Örgüt, faaliyete geçtiği yıllarda laiklik ve demokrasi karşıtı bir tutum benimsiyor ve de aralarında Türkiye’nin de bulunduğu birçok ülkede “işbirliği yapılabilecek” kişi veya kuruluşlarla temasa geçiyor. Türkiye’den temasa geçilenlerin başında Necmettin Erbakan ve onun yönettiği Milli Görüş teşkilatı bulunuyor (Bu okuldan gelen eski Cumhurbaşkanı Abdullah Gül ve eski Başbakan Recep Tayyip Erdoğan’ın bir zamanlar yaptıkları laiklik ve demokrasi karşıtı açıklanmalar hatırlanmalı).
ABD’li Ortadoğu uzmanı Robert Dreyfuss, 1980 yılında araştırdığı Müslüman illuminati örgütüne ilişkin şu saptamayı yapıyor:
“Bu örgüt sanıldığı gibi Kuran’ın peşinden giden, islam için savaşan bir örgüt değil. Örgütün yönetim kadrosunda saygın Türk, Arap ve Pers aileleri bulunuyor. Perde arkasında bulunan bu aileler örgütün finansını kontrol ediyor. Örgütün kontrol ettiği milyarlarca dolar, uyuşturucu ve silah satışı, elmas ve altın kaçakçılığı, petrol ticareti ile sağlanıyor.”
isviçre bankalarında hesapları bulunan örgütün dünya çapında mali bir imparatorluk kurduğunu da anlatan Dreyfuss, pekçok Müslüman ülkede örgüte üye hükümet yetkililer, diplomatlar, iş adamları bulunduğunun altını çiziyor.
Bu üst düzey kişilerin gizli toplantılar yaptığını ve bu toplantılarda başta Ortadoğu olmak üzere birçok bölgeye ilişkin eylem planları yapıldığını kaydeden Dreyfuss, Müslüman illuminati’nin şu an herhangi bir dine bağlı olmadığını vurgulamayı da ihmal etmiyor.

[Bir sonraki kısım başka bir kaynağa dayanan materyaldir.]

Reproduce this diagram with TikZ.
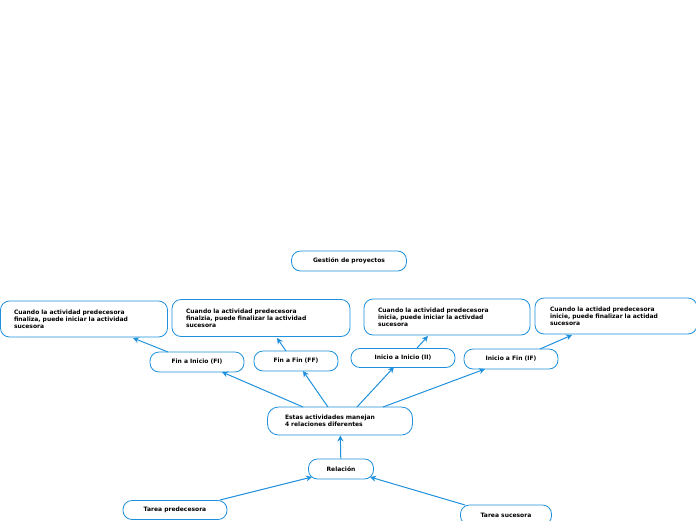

Örgütün ABD, ingiltere, Avrupa Birliği, Birleşmiş Milletler ve NATO tarafından çok yakından bilindiği ve takip edildiği biliniyor. Örgütün deşifre edilmemesinin nedeni ise batılı ülkelerle yakın ilişkileri. Örgütün, Afganistan’da Sovyet işgalinden, Arap Baharı’na kadar birçok konuda batılı hükümetlerle para ve politik güç paylaştığı söyleniyor.
Örgütün şimdilerde Çin, iran ve Rusya’nın önünü kesmek için başta ABD ve ingiltere olmak üzere batıyla birlikte birçok projeye imza attığı belirtiliyor.
ABD ve israil’in, yürütülen “Yeni Dünya Düzeni” projesinde Müslüman illuminati’ye ihtiyacı büyük. Örgüt, Arap Baharı’nda Mısır’da başarılı oldu. Şimdi sırada Suriye bulunuyor. Nitekim Suriye’de son bir haftada yaşanan 10’a yakın suikastın arkasında Müslüman illuminati örgütünün olduğu sanılıyor.
Muazzam bir nüfus (özellikle Ortadoğu’da) ve para gücüne sahip örgütün, Arap Baharı sonrasında da Ortadoğu’nun “zararlı unsurlardan” temizlenmesine yönelik ABD ile işbirliği yapması bekleniyor.
ABD’nin yeniden yapılanan Ortadoğu ülkelerinde mafyanın temizlenmesi için örgütün yardımına başvuracağını söyledi.
Özetle, Müslüman illuminati Ortadoğu’nun yükselen yıldızı olarak gösteriliyor.
(Örgütün üst yönetiminde olduğu söylenen Türkiye’den kişi ve aileler kimler acaba?)